Dataset records
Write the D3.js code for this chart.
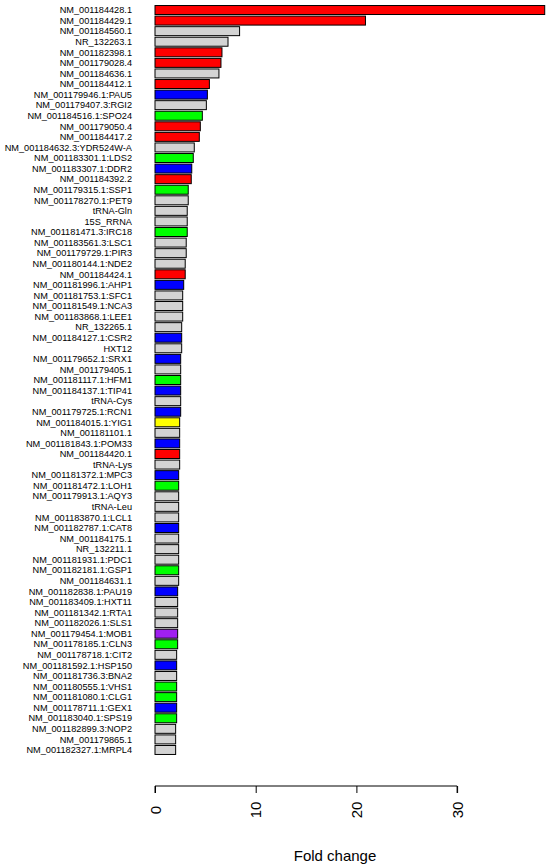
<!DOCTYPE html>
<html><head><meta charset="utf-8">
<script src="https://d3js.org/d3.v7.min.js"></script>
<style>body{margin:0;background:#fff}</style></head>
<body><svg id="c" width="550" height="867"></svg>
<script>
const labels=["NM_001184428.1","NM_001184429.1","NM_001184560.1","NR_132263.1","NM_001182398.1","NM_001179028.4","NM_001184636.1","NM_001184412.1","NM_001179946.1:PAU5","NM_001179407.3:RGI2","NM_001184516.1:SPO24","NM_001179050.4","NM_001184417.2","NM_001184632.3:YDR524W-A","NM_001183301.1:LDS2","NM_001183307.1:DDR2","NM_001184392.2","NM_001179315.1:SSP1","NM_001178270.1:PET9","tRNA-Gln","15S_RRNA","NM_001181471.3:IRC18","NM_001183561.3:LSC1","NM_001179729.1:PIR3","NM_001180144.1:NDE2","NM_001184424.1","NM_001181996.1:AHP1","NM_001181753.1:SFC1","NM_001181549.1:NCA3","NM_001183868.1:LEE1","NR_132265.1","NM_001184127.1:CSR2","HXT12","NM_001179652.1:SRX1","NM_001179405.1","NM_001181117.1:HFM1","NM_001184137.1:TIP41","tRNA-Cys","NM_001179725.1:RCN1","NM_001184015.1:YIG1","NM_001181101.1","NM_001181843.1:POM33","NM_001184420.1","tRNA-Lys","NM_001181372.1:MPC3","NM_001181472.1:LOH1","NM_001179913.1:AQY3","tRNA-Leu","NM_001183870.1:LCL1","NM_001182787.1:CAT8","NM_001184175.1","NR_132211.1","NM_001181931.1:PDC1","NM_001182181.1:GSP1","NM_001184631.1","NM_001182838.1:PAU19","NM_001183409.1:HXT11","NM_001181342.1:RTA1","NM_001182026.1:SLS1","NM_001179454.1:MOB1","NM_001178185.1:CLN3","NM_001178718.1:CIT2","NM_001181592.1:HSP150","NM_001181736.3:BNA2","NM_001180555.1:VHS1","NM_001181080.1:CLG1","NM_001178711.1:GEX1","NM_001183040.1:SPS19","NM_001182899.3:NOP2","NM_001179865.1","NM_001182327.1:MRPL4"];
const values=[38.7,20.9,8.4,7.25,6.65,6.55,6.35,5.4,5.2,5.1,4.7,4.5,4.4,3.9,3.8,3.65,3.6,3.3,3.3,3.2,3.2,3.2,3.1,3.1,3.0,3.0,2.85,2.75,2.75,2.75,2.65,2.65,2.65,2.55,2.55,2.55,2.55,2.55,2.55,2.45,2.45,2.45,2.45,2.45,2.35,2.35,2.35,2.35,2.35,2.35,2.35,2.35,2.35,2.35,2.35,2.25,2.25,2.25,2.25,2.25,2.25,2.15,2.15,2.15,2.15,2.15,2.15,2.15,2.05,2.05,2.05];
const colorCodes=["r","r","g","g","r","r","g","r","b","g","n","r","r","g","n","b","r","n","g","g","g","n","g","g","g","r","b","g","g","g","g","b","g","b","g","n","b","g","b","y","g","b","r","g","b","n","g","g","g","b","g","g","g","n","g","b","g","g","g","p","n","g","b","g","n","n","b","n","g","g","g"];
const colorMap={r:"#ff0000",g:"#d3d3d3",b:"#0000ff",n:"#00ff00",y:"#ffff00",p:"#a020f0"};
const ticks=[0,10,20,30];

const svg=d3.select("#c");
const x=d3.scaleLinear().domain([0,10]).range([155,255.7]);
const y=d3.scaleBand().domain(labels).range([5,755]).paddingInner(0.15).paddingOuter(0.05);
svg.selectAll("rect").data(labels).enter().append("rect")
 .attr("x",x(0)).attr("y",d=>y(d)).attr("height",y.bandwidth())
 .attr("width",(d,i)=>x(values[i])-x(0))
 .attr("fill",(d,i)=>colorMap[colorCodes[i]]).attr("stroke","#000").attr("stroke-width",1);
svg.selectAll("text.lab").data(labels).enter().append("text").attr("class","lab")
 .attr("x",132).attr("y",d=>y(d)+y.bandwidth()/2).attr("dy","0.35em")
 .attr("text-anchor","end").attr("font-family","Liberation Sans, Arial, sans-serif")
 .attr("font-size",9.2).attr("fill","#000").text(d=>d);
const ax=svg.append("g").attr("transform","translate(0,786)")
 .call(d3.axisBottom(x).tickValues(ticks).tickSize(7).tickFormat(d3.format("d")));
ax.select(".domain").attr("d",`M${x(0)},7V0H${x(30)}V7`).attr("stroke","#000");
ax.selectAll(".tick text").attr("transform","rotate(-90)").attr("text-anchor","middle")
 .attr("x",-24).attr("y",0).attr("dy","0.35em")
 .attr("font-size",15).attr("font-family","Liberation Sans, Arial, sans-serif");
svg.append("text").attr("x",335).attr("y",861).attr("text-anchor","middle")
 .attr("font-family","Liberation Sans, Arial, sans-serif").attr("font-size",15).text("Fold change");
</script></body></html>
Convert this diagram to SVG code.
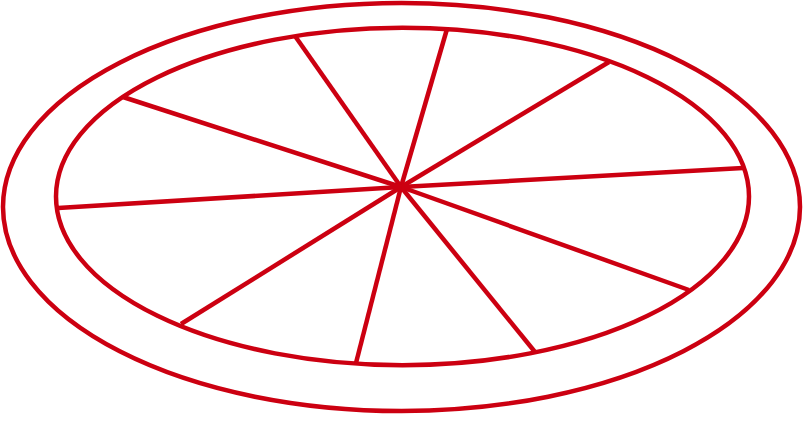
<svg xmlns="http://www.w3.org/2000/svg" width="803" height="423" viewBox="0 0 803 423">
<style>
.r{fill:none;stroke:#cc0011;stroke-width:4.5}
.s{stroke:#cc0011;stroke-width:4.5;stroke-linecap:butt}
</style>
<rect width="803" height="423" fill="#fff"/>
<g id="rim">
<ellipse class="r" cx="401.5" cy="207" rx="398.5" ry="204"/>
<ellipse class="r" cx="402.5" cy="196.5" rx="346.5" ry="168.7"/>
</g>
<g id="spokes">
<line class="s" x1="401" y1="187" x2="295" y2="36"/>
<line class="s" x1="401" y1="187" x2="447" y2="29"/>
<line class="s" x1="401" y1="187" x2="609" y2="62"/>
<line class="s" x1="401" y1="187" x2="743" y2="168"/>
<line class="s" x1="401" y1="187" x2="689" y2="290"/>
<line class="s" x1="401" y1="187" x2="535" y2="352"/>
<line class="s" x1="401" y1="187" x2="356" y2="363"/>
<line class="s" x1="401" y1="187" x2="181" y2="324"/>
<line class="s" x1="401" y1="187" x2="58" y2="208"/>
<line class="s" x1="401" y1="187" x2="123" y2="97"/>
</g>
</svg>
* * *
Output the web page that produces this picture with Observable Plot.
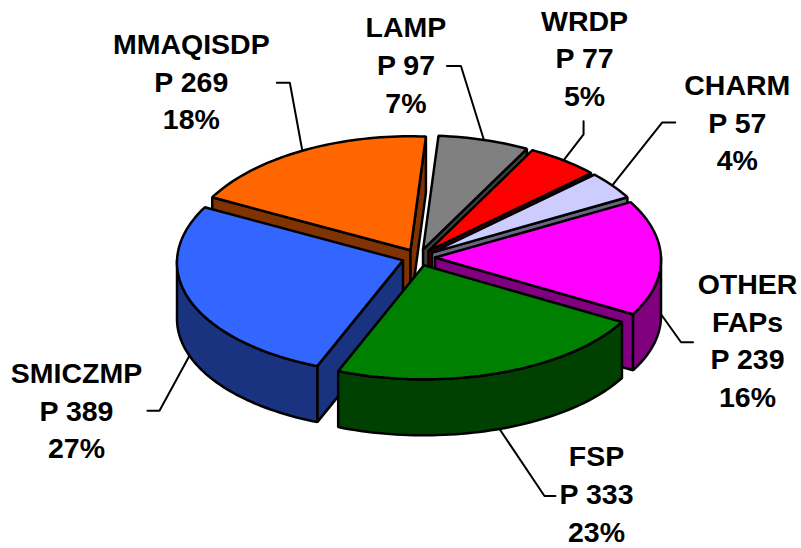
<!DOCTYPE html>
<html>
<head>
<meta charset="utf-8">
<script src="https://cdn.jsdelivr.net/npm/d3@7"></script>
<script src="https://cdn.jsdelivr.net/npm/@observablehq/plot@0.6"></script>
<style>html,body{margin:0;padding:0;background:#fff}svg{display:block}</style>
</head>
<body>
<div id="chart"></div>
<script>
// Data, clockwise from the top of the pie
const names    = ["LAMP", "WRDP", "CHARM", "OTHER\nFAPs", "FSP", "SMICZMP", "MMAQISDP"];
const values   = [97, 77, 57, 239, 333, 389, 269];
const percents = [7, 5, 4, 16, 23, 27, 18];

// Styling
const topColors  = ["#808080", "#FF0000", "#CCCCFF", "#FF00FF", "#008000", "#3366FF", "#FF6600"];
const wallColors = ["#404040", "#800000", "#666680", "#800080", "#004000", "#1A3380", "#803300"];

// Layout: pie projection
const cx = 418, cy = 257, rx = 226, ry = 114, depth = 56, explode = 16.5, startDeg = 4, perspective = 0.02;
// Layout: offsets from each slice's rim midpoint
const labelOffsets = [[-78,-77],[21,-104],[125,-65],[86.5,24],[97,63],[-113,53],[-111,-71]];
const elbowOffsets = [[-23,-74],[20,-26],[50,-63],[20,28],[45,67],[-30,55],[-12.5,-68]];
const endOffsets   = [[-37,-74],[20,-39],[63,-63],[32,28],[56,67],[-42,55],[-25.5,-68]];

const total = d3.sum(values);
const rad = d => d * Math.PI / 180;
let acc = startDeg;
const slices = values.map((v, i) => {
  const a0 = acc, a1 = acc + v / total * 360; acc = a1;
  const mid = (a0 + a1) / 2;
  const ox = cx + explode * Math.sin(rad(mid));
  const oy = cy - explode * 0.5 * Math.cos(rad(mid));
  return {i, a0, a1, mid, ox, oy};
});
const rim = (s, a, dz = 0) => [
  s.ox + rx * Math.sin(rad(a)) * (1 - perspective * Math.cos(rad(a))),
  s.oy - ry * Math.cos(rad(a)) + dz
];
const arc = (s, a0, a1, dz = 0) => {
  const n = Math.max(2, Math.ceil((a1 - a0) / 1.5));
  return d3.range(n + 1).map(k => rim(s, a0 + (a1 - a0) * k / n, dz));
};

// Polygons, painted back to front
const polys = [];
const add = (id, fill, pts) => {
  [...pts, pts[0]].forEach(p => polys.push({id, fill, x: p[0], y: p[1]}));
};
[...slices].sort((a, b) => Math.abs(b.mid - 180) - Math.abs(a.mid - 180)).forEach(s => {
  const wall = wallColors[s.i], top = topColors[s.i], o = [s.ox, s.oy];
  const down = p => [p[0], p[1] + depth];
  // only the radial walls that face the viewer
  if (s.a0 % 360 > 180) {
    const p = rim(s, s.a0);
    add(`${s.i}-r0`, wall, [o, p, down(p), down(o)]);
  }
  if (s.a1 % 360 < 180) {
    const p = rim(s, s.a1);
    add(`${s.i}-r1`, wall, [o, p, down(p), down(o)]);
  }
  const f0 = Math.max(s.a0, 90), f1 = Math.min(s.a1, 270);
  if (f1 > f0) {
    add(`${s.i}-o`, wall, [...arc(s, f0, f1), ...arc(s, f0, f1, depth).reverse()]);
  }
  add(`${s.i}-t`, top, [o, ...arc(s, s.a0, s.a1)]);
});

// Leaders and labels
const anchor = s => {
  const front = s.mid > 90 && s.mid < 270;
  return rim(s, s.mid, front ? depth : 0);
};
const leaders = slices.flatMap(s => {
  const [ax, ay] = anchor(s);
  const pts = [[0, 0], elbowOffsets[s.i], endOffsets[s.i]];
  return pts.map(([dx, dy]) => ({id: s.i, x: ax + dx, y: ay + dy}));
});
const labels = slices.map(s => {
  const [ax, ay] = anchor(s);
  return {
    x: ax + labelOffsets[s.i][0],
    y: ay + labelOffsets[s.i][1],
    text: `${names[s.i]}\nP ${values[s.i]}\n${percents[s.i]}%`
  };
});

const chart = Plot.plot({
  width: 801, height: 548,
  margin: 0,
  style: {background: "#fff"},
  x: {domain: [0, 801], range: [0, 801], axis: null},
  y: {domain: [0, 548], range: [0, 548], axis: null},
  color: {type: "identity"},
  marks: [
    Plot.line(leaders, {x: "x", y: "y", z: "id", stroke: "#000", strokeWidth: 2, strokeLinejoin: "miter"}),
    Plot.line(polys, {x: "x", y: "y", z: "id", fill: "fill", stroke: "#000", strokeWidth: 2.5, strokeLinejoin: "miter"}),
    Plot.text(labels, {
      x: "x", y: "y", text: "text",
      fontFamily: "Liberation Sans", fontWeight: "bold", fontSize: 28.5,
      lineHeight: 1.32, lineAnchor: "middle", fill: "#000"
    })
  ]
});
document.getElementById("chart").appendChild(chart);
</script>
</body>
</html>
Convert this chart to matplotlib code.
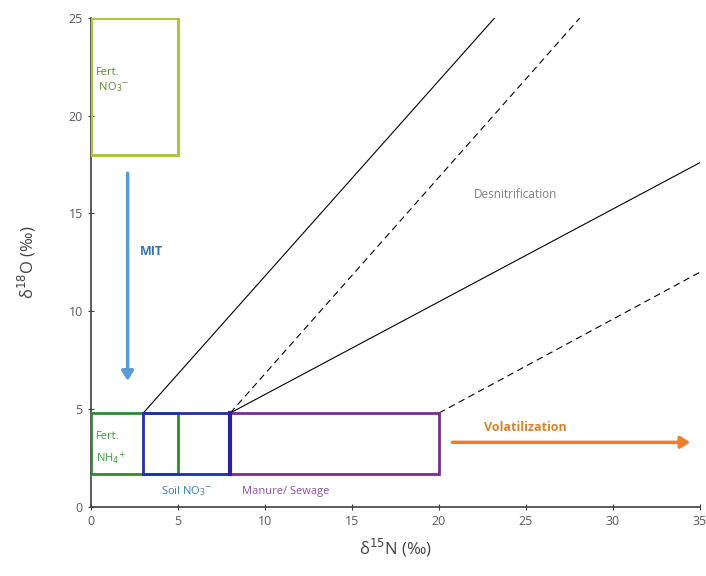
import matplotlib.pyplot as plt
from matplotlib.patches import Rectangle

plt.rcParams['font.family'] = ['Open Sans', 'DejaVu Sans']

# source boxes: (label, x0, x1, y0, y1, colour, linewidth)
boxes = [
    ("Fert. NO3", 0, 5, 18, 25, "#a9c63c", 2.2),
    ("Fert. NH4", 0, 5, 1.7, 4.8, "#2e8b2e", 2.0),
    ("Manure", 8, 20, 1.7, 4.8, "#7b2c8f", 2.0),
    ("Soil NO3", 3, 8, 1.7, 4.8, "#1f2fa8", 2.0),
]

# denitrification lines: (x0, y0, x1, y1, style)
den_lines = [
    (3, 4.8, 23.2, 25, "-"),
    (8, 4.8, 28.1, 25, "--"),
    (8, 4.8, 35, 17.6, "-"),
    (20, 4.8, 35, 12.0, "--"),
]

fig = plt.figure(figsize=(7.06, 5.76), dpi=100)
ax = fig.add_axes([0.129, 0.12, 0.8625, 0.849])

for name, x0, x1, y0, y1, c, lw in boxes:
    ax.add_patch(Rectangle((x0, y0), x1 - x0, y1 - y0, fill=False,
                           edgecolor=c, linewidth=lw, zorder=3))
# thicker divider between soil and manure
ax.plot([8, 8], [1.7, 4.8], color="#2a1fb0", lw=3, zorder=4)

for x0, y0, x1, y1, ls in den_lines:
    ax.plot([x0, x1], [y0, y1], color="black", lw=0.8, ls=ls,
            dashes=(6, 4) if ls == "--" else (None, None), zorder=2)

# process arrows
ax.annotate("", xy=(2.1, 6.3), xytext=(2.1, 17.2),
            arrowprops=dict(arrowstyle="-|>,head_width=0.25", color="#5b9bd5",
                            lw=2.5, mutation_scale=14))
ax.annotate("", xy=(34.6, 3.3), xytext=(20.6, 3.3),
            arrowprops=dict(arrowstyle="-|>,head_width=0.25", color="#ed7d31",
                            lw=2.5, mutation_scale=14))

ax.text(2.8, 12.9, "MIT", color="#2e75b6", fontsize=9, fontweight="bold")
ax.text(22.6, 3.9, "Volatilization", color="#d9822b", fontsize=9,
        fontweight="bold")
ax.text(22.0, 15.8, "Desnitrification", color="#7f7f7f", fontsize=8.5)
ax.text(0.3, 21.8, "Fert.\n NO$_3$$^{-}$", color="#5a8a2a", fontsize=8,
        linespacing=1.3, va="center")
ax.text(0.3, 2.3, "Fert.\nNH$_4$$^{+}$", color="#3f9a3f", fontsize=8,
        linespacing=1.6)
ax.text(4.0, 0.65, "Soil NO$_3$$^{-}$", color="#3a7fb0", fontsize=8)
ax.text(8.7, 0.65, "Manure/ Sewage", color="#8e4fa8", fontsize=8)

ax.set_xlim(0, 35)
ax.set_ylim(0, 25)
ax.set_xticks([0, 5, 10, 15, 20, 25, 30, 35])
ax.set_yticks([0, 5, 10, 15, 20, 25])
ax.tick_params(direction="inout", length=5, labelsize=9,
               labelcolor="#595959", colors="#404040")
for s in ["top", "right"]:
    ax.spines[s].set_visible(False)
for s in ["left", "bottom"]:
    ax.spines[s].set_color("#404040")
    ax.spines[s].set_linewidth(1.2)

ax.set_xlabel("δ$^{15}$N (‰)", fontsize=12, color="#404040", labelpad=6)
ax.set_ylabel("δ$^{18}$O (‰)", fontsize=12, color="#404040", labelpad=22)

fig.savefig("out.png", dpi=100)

• WHAT IS EXPECTED: From the listing above, repeat only the lines between the line containing "Output the web" and the line containing "const percents = [7, 5, 4, 16, 23, 27, 18];", those two included. Pictures are not part of the copy.

• FINISHED TASK:
Output the web page that produces this picture with Observable Plot.
<!DOCTYPE html>
<html>
<head>
<meta charset="utf-8">
<script src="https://cdn.jsdelivr.net/npm/d3@7"></script>
<script src="https://cdn.jsdelivr.net/npm/@observablehq/plot@0.6"></script>
<style>html,body{margin:0;padding:0;background:#fff}svg{display:block}</style>
</head>
<body>
<div id="chart"></div>
<script>
// Data, clockwise from the top of the pie
const names    = ["LAMP", "WRDP", "CHARM", "OTHER\nFAPs", "FSP", "SMICZMP", "MMAQISDP"];
const values   = [97, 77, 57, 239, 333, 389, 269];
const percents = [7, 5, 4, 16, 23, 27, 18];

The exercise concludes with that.